While the defense industries of many advanced states, including the United States, are facing severe production shortfalls in their defense industrial bases, South Korea’s retains robust and has scalable capacity for mass industrial production. This production capability, combined with Seoul’s willingness to localize production in Europe, is a considerable selling point compared with reliance on German national champion Rheinmetall, which may or may not retain sufficient capacity to meet demand in a timely manner.

The critical mass generated by Poland’s considerable orders may also work in Korea’s favor. In the midst of a pivotal defense modernization and expansion program, Poland is set to have one of the most formidable militaries in Europe, with more modern tanks than any member of NATO save the United States and Turkey. In fact, its tank fleet will outnumber the combined strength of the United Kingdom, Germany, France, the Netherlands, Belgium, and Italy.

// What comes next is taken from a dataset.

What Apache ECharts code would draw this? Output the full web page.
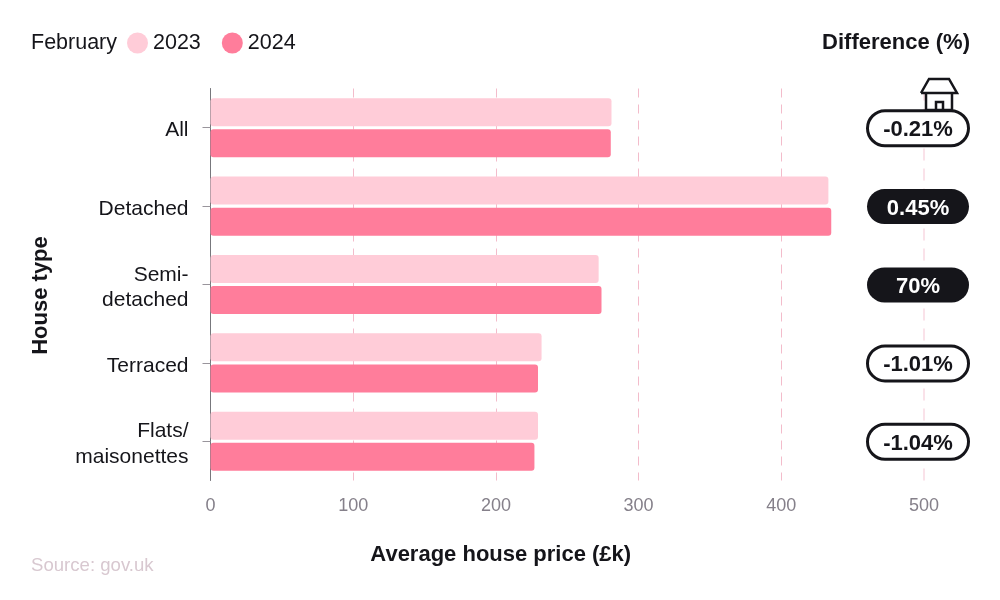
<!DOCTYPE html>
<html>
<head>
<meta charset="utf-8">
<script src="https://cdn.jsdelivr.net/npm/echarts@6/dist/echarts.min.js"></script>
<style>html,body{margin:0;padding:0;background:#fff}#chart{width:1000px;height:600px}</style>
</head>
<body>
<div id="chart"></div>
<script>
// Average UK house prices by type, February 2023 vs February 2024 (£k)
const categories = ['All', 'Detached', 'Semi-\ndetached', 'Terraced', 'Flats/\nmaisonettes'];
const prices2023 = [281, 433, 272, 232, 229.5];
const prices2024 = [280.5, 435, 274, 229.5, 227];
const differenceLabels = ['-0.21%', '0.45%', '70%', '-1.01%', '-1.04%'];
const differenceRise = [false, true, true, false, false];
const ink = '#15151a';
const font = '"Liberation Sans", Arial, sans-serif';

const chart = echarts.init(document.getElementById('chart'), null, { renderer: 'canvas' });

// Difference pills sit in a column at the right of the plot, on each category row
function renderPill(params, api) {
  const centre = api.coord([api.value(0), api.value(1)]);
  const i = api.value(2);
  const rise = differenceRise[i];
  const w = rise ? 102 : 101, h = 35;
  const x = centre[0] - 6 - w / 2, y = centre[1] - h / 2 + 0.5;
  return {
    type: 'group',
    children: [
      {
        type: 'rect',
        shape: { x, y, width: w, height: h, r: h / 2 },
        style: { fill: rise ? ink : '#fff', stroke: rise ? null : ink, lineWidth: 3 }
      },
      {
        type: 'text',
        style: {
          x: x + w / 2, y: y + h / 2 + 2, text: differenceLabels[i],
          fill: rise ? '#fff' : ink, font: 'bold 22px ' + font,
          align: 'center', verticalAlign: 'middle'
        }
      }
    ]
  };
}

chart.setOption({
  animation: false,
  backgroundColor: '#fff',
  textStyle: { fontFamily: font },
  // The second grid only carries the category labels, which sit just below their ticks
  grid: [
    { left: 210.5, top: 88.5, width: 713.5, height: 392, containLabel: false },
    { left: 210.5, top: 91.5, width: 713.5, height: 392, containLabel: false }
  ],
  legend: {
    left: 127, top: 32, padding: 0, itemWidth: 21, itemHeight: 21, itemGap: 21, icon: 'circle',
    textStyle: { fontSize: 21.5, color: ink, fontFamily: font },
    data: ['2023', '2024']
  },
  xAxis: [
    {
      type: 'value', min: 0, max: 500, interval: 100,
      name: 'Average house price (£k)', nameLocation: 'middle', nameGap: 63,
      nameTextStyle: { fontSize: 22, fontWeight: 'bold', color: ink, fontFamily: font, padding: [0, 133, 0, 0] },
      axisLine: { show: false }, axisTick: { show: false },
      axisLabel: { fontSize: 18, color: '#85808a', margin: 17, fontFamily: font },
      splitLine: {
        show: true, showMinLine: false, showMaxLine: false,
        lineStyle: { color: '#f3bccb', type: [9, 7], width: 1 }
      }
    },
    { type: 'value', gridIndex: 1, min: 0, max: 500, show: false }
  ],
  yAxis: [
    {
      type: 'category', inverse: true, data: categories,
      name: 'House type', nameLocation: 'middle', nameGap: 159, nameRotate: 90,
      nameTextStyle: { fontSize: 22, fontWeight: 'bold', color: ink, fontFamily: font, padding: [0, 22, 0, 0] },
      axisLine: { show: true, lineStyle: { color: '#77777c', width: 1 } },
      axisTick: { show: true, alignWithLabel: true, length: 8, lineStyle: { color: '#99959c', width: 1 } },
      axisLabel: { show: false }
    },
    {
      type: 'category', gridIndex: 1, inverse: true, data: categories,
      axisLine: { show: false }, axisTick: { show: false },
      axisLabel: { fontSize: 21, color: ink, margin: 22, lineHeight: 25.5, align: 'right', fontFamily: font }
    }
  ],
  series: [
    {
      name: '2023', type: 'bar', data: prices2023, barWidth: 28, barGap: '11%',
      itemStyle: { color: '#ffccd8', borderRadius: 3 }, z: 3,
      // The closing gridline at 500 is paler and wider than the others
      markLine: {
        silent: true, symbol: 'none', label: { show: false }, animation: false,
        lineStyle: { color: '#fae2e9', type: [12, 8], width: 2 },
        data: [{ xAxis: 500 }]
      }
    },
    {
      name: '2024', type: 'bar', data: prices2024, barWidth: 28,
      itemStyle: { color: '#ff7d9b', borderRadius: 3 }, z: 3
    },
    {
      name: 'Difference (%)', type: 'custom', renderItem: renderPill, silent: true, z: 5,
      encode: { x: 0, y: 1 },
      data: categories.map((c, i) => [500, i, i])
    }
  ],
  graphic: [
    {
      type: 'text', left: 31, top: 32,
      style: { text: 'February', fill: ink, font: '21.5px ' + font }
    },
    {
      type: 'text', right: 30, top: 32,
      style: { text: 'Difference (%)', fill: ink, font: 'bold 22px ' + font }
    },
    {
      type: 'text', left: 31, top: 556,
      style: { text: 'Source: gov.uk', fill: '#d8c8d0', font: '18.6px ' + font }
    },
    // House icon resting on the first pill
    { type: 'polyline', z: 6, shape: { points: [[926, 93], [926, 110], [952, 110], [952, 93]] }, style: { fill: '#fff', stroke: ink, lineWidth: 2.5 } },
    { type: 'polyline', z: 6, shape: { points: [[921, 93], [957, 93], [949, 79], [929, 79], [921, 93]] }, style: { fill: '#fff', stroke: ink, lineWidth: 2.5 } },
    { type: 'polyline', z: 6, shape: { points: [[936, 110], [936, 102], [943, 102], [943, 110]] }, style: { fill: 'none', stroke: ink, lineWidth: 2.5 } }
  ]
});
</script>
</body>
</html>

While estimates place the number of Leopard 2s in service in Europe at around 2,000, in coming years there will be nearly 1,000 K2s in service in Poland alone. States that are now sending their own Leopard 2 stocks to Ukraine may view acquiring the K2 as an avenue to promoting interoperability with a state that has shown itself ready to confront Russian aggression with fewer caveats than the traditional leaders of Europe.

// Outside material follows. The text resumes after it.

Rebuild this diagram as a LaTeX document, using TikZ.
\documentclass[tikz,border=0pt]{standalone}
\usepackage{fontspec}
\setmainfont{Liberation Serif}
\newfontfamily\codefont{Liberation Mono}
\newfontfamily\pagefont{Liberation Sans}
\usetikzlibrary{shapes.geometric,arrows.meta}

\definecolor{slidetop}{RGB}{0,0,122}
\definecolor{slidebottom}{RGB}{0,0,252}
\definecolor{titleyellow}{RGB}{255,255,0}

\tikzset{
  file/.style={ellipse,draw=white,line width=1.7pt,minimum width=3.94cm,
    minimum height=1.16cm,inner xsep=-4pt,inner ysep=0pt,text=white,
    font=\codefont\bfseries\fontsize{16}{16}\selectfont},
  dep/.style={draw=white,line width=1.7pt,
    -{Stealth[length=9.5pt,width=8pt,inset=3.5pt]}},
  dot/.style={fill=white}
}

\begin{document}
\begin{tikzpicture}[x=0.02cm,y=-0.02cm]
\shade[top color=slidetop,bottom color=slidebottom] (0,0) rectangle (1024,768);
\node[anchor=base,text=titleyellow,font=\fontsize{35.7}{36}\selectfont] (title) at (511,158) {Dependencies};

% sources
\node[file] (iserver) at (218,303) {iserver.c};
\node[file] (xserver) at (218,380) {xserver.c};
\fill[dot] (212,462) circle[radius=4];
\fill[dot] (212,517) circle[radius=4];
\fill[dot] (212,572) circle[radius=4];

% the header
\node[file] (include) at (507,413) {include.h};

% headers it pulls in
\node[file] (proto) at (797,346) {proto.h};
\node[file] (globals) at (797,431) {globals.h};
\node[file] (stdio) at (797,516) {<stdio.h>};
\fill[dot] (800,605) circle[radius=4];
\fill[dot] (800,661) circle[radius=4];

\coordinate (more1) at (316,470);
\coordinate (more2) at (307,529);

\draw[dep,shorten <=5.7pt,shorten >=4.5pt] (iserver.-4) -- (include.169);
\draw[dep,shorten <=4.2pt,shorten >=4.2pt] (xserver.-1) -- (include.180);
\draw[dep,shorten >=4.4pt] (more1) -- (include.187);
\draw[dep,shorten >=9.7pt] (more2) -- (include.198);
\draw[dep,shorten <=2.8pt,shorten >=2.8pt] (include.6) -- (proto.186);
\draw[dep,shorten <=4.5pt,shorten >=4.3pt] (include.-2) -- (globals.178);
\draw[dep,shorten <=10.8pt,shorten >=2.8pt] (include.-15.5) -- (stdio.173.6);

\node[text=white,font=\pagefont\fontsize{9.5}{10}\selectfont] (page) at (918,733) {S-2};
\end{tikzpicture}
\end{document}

The United States may also see indirect benefits from encouraging South Korea to aggressively pursue increasing its defense market share in Europe. As a treaty ally, Washington has a very real interest in ensuring a vibrant and robust South Korean defense industry that can produce the kinds of modern weapons needed to confront North Korean aggression.

Tying South Korea’s heavy industry to Europe’s security develops a useful linkage between U.S. allies and interests in both theaters. Polish troops, for instance, will train with South Korean forces in both countries. And, as the intensity of the Russia-Ukraine war forces the United States and its allies to remember the shocking rate at which industrial-scale warfare depletes equipment and ammunition, it makes sense to develop commercial relationships now that can rapidly address shortfalls in key areas.

A glance at the signatories of last week’s Tallinn Pledge—Estonia, the U.K., Poland, Latvia, Lithuania, Denmark, the Czech Republic, the Netherlands, and Slovakia—reveals an uncomfortable truth about states previously assumed to be leaders in Europe, such as France and Germany. They are absent. The stark difference in threat perceptions and urgency between Europe’s center and its Russia-facing periphery has been made very clear.

Rather than allowing Europe’s security to be held hostage to Berlin’s wariness of offending Moscow, more states may elect to follow Poland’s example in forging new extra-regional defense relationships with states that offer the operational flexibility they need as well as reinforce their own domestic economies. With successive South Korean presidents making clear their desire for the country to become a power player in defense exports—including current President Yoon Suk-yeol’s announcement of his aim to make South Korea the fourth-largest defense exporter by 2027—South Korea may be well positioned to seize more of Europe’s business.